---- Recorded information

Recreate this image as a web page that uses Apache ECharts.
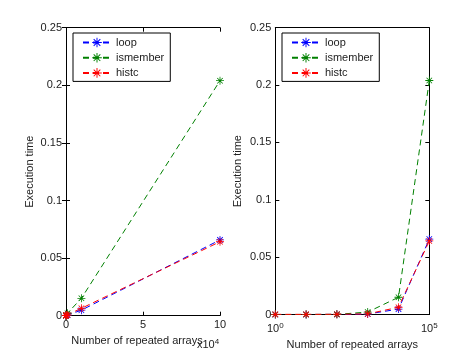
<!DOCTYPE html>
<html>
<head>
<meta charset="utf-8">
<script src="https://cdn.jsdelivr.net/npm/echarts@6/dist/echarts.min.js"></script>
<style>html,body{margin:0;padding:0;background:#fff;}#c{width:474px;height:355px;}</style>
</head>
<body>
<div id="c"></div>
<script>
// Data
const seriesNames = ['loop', 'ismember', 'histc'];
const repeats = [1, 10, 100, 1000, 10000, 100000];
const loopTimes = [0.0001, 0.0001, 0.0002, 0.0005, 0.0048, 0.0658];
const ismemberTimes = [0.0001, 0.0001, 0.0002, 0.0022, 0.0151, 0.2040];
const histcTimes = [0.0002, 0.0002, 0.0003, 0.0006, 0.0064, 0.0642];
const yTicks = ['0', '0.05', '0.1', '0.15', '0.2', '0.25'];
const leftXTicks = ['0', '5', '10'];

const colors = ['#0000ff', '#008000', '#ff0000'];
const valuesList = [loopTimes, ismemberTimes, histcTimes];
const FONT = 'Liberation Sans';
const star = 'path://M4.5 0L5.5 0L5.5 10L4.5 10Z M0 4.5L10 4.5L10 5.5L0 5.5Z M1.2 1.9L1.9 1.2L8.8 8.1L8.1 8.8Z M8.1 1.2L8.8 1.9L1.9 8.8L1.2 8.1Z';

const grids = [
  {left: 66, right: 254, top: 27.7, bottom: 39.3},
  {left: 275.3, right: 44.7, top: 27.7, bottom: 39.3}
];

const yLabelFmt = v => {
  const i = Math.round(v / 0.05);
  return yTicks[i] !== undefined ? yTicks[i] : '';
};

function yAxes(gi) {
  return [
    {gridIndex: gi, type: 'value', min: 0, max: 0.25, interval: 0.05, position: 'left',
     name: 'Execution time', nameLocation: 'middle', nameGap: gi === 0 ? 31 : 32,
     nameTextStyle: {fontFamily: FONT, fontSize: 11, color: '#222'},
     axisLine: {show: true, lineStyle: {color: '#000', width: 1}},
     axisTick: {show: true, inside: true, length: 4, lineStyle: {color: '#000'}},
     axisLabel: {formatter: yLabelFmt, fontFamily: FONT, fontSize: 11, color: '#222', margin: 4},
     splitLine: {show: false}},
    {gridIndex: gi, type: 'value', min: 0, max: 0.25, interval: 0.05, position: 'right',
     axisLine: {show: true, lineStyle: {color: '#000', width: 1}},
     axisTick: {show: true, inside: true, length: 4, lineStyle: {color: '#000'}},
     axisLabel: {show: false}, splitLine: {show: false}}
  ];
}

const xAxis = [
  {gridIndex: 0, type: 'value', min: 0, max: 10, interval: 5, position: 'bottom',
   name: 'Number of repeated arrays', nameLocation: 'middle', nameGap: 20,
   nameTextStyle: {fontFamily: FONT, fontSize: 11, color: '#222', padding: [0, 12, 0, 0]},
   axisLine: {show: true, onZero: false, lineStyle: {color: '#000', width: 1}},
   axisTick: {show: true, inside: true, length: 4, lineStyle: {color: '#000'}},
   axisLabel: {formatter: v => leftXTicks[Math.round(v / 5)] || '', fontFamily: FONT, fontSize: 11, color: '#222', margin: 4},
   splitLine: {show: false}},
  {gridIndex: 0, type: 'value', min: 0, max: 10, interval: 5, position: 'top',
   axisLine: {show: true, onZero: false, lineStyle: {color: '#000', width: 1}},
   axisTick: {show: true, inside: true, length: 4, lineStyle: {color: '#000'}},
   axisLabel: {show: false}, splitLine: {show: false}},
  {gridIndex: 1, type: 'log', logBase: 10, min: 1, max: 100000, position: 'bottom',
   name: 'Number of repeated arrays', nameLocation: 'middle', nameGap: 23,
   nameTextStyle: {fontFamily: FONT, fontSize: 11, color: '#222'},
   axisLine: {show: true, onZero: false, lineStyle: {color: '#000', width: 1}},
   axisTick: {show: false},
   axisLabel: {
     formatter: v => v === 1 ? '{b|10}{s|0}' : (v === 100000 ? '{b|10}{s|5}' : ''),
     fontFamily: FONT, color: '#222', margin: 7,
     rich: {b: {fontFamily: FONT, fontSize: 11, color: '#222'},
            s: {fontFamily: FONT, fontSize: 8, color: '#222', verticalAlign: 'top', padding: [0, 0, 6, 0]}}
   },
   splitLine: {show: false}},
  {gridIndex: 1, type: 'log', logBase: 10, min: 1, max: 100000, position: 'top',
   axisLine: {show: true, onZero: false, lineStyle: {color: '#000', width: 1}},
   axisTick: {show: false}, axisLabel: {show: false}, splitLine: {show: false}}
];

const series = [];
[0, 1].forEach(gi => {
  seriesNames.forEach((nm, k) => {
    series.push({
      name: nm, type: 'line',
      xAxisIndex: gi === 0 ? 0 : 2, yAxisIndex: gi === 0 ? 0 : 2,
      data: repeats.map((r, i) => [gi === 0 ? r / 10000 : r, valuesList[k][i]]),
      symbol: star, symbolSize: 8, showSymbol: true,
      itemStyle: {color: colors[k], borderWidth: 0},
      lineStyle: {color: colors[k], width: 1, type: [6, 4]},
      animation: false, silent: true
    });
  });
});

function legend(left) {
  return {
    data: seriesNames, orient: 'vertical', left: left, top: 33,
    padding: [4, 6, 3, 9], itemGap: 4.2, itemWidth: 28, itemHeight: 12,
    backgroundColor: '#fff', borderColor: '#000', borderWidth: 1, borderRadius: 0,
    textStyle: {fontFamily: FONT, fontSize: 11, color: '#222'},
    selectedMode: false
  };
}

const chart = echarts.init(document.getElementById('c'), null, {renderer: 'canvas'});
chart.setOption({
  animation: false,
  backgroundColor: '#fff',
  grid: grids,
  xAxis: xAxis,
  yAxis: yAxes(0).concat(yAxes(1)),
  legend: [legend(73), legend(282)],
  series: series,
  graphic: [{
    type: 'text', left: 197, top: 338,
    style: {text: '{b|x10}{s|4}', fontFamily: FONT, fill: '#222',
      rich: {b: {fontFamily: FONT, fontSize: 11, fill: '#222'},
             s: {fontFamily: FONT, fontSize: 8, fill: '#222', verticalAlign: 'top', padding: [0, 0, 6, 0]}}}
  }]
});
</script>
</body>
</html>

--------

→ **Your objective**
Using the material above, set down every line exactly, but skip the pictures.

→ **Reply to the exercise**
Recreate this image as a web page that uses Apache ECharts.
<!DOCTYPE html>
<html>
<head>
<meta charset="utf-8">
<script src="https://cdn.jsdelivr.net/npm/echarts@6/dist/echarts.min.js"></script>
<style>html,body{margin:0;padding:0;background:#fff;}#c{width:474px;height:355px;}</style>
</head>
<body>
<div id="c"></div>
<script>
// Data
const seriesNames = ['loop', 'ismember', 'histc'];
const repeats = [1, 10, 100, 1000, 10000, 100000];
const loopTimes = [0.0001, 0.0001, 0.0002, 0.0005, 0.0048, 0.0658];
const ismemberTimes = [0.0001, 0.0001, 0.0002, 0.0022, 0.0151, 0.2040];
const histcTimes = [0.0002, 0.0002, 0.0003, 0.0006, 0.0064, 0.0642];
const yTicks = ['0', '0.05', '0.1', '0.15', '0.2', '0.25'];
const leftXTicks = ['0', '5', '10'];

const colors = ['#0000ff', '#008000', '#ff0000'];
const valuesList = [loopTimes, ismemberTimes, histcTimes];
const FONT = 'Liberation Sans';
const star = 'path://M4.5 0L5.5 0L5.5 10L4.5 10Z M0 4.5L10 4.5L10 5.5L0 5.5Z M1.2 1.9L1.9 1.2L8.8 8.1L8.1 8.8Z M8.1 1.2L8.8 1.9L1.9 8.8L1.2 8.1Z';

const grids = [
  {left: 66, right: 254, top: 27.7, bottom: 39.3},
  {left: 275.3, right: 44.7, top: 27.7, bottom: 39.3}
];

const yLabelFmt = v => {
  const i = Math.round(v / 0.05);
  return yTicks[i] !== undefined ? yTicks[i] : '';
};

function yAxes(gi) {
  return [
    {gridIndex: gi, type: 'value', min: 0, max: 0.25, interval: 0.05, position: 'left',
     name: 'Execution time', nameLocation: 'middle', nameGap: gi === 0 ? 31 : 32,
     nameTextStyle: {fontFamily: FONT, fontSize: 11, color: '#222'},
     axisLine: {show: true, lineStyle: {color: '#000', width: 1}},
     axisTick: {show: true, inside: true, length: 4, lineStyle: {color: '#000'}},
     axisLabel: {formatter: yLabelFmt, fontFamily: FONT, fontSize: 11, color: '#222', margin: 4},
     splitLine: {show: false}},
    {gridIndex: gi, type: 'value', min: 0, max: 0.25, interval: 0.05, position: 'right',
     axisLine: {show: true, lineStyle: {color: '#000', width: 1}},
     axisTick: {show: true, inside: true, length: 4, lineStyle: {color: '#000'}},
     axisLabel: {show: false}, splitLine: {show: false}}
  ];
}

const xAxis = [
  {gridIndex: 0, type: 'value', min: 0, max: 10, interval: 5, position: 'bottom',
   name: 'Number of repeated arrays', nameLocation: 'middle', nameGap: 20,
   nameTextStyle: {fontFamily: FONT, fontSize: 11, color: '#222', padding: [0, 12, 0, 0]},
   axisLine: {show: true, onZero: false, lineStyle: {color: '#000', width: 1}},
   axisTick: {show: true, inside: true, length: 4, lineStyle: {color: '#000'}},
   axisLabel: {formatter: v => leftXTicks[Math.round(v / 5)] || '', fontFamily: FONT, fontSize: 11, color: '#222', margin: 4},
   splitLine: {show: false}},
  {gridIndex: 0, type: 'value', min: 0, max: 10, interval: 5, position: 'top',
   axisLine: {show: true, onZero: false, lineStyle: {color: '#000', width: 1}},
   axisTick: {show: true, inside: true, length: 4, lineStyle: {color: '#000'}},
   axisLabel: {show: false}, splitLine: {show: false}},
  {gridIndex: 1, type: 'log', logBase: 10, min: 1, max: 100000, position: 'bottom',
   name: 'Number of repeated arrays', nameLocation: 'middle', nameGap: 23,
   nameTextStyle: {fontFamily: FONT, fontSize: 11, color: '#222'},
   axisLine: {show: true, onZero: false, lineStyle: {color: '#000', width: 1}},
   axisTick: {show: false},
   axisLabel: {
     formatter: v => v === 1 ? '{b|10}{s|0}' : (v === 100000 ? '{b|10}{s|5}' : ''),
     fontFamily: FONT, color: '#222', margin: 7,
     rich: {b: {fontFamily: FONT, fontSize: 11, color: '#222'},
            s: {fontFamily: FONT, fontSize: 8, color: '#222', verticalAlign: 'top', padding: [0, 0, 6, 0]}}
   },
   splitLine: {show: false}},
  {gridIndex: 1, type: 'log', logBase: 10, min: 1, max: 100000, position: 'top',
   axisLine: {show: true, onZero: false, lineStyle: {color: '#000', width: 1}},
   axisTick: {show: false}, axisLabel: {show: false}, splitLine: {show: false}}
];

const series = [];
[0, 1].forEach(gi => {
  seriesNames.forEach((nm, k) => {
    series.push({
      name: nm, type: 'line',
      xAxisIndex: gi === 0 ? 0 : 2, yAxisIndex: gi === 0 ? 0 : 2,
      data: repeats.map((r, i) => [gi === 0 ? r / 10000 : r, valuesList[k][i]]),
      symbol: star, symbolSize: 8, showSymbol: true,
      itemStyle: {color: colors[k], borderWidth: 0},
      lineStyle: {color: colors[k], width: 1, type: [6, 4]},
      animation: false, silent: true
    });
  });
});

function legend(left) {
  return {
    data: seriesNames, orient: 'vertical', left: left, top: 33,
    padding: [4, 6, 3, 9], itemGap: 4.2, itemWidth: 28, itemHeight: 12,
    backgroundColor: '#fff', borderColor: '#000', borderWidth: 1, borderRadius: 0,
    textStyle: {fontFamily: FONT, fontSize: 11, color: '#222'},
    selectedMode: false
  };
}

const chart = echarts.init(document.getElementById('c'), null, {renderer: 'canvas'});
chart.setOption({
  animation: false,
  backgroundColor: '#fff',
  grid: grids,
  xAxis: xAxis,
  yAxis: yAxes(0).concat(yAxes(1)),
  legend: [legend(73), legend(282)],
  series: series,
  graphic: [{
    type: 'text', left: 197, top: 338,
    style: {text: '{b|x10}{s|4}', fontFamily: FONT, fill: '#222',
      rich: {b: {fontFamily: FONT, fontSize: 11, fill: '#222'},
             s: {fontFamily: FONT, fontSize: 8, fill: '#222', verticalAlign: 'top', padding: [0, 0, 6, 0]}}}
  }]
});
</script>
</body>
</html>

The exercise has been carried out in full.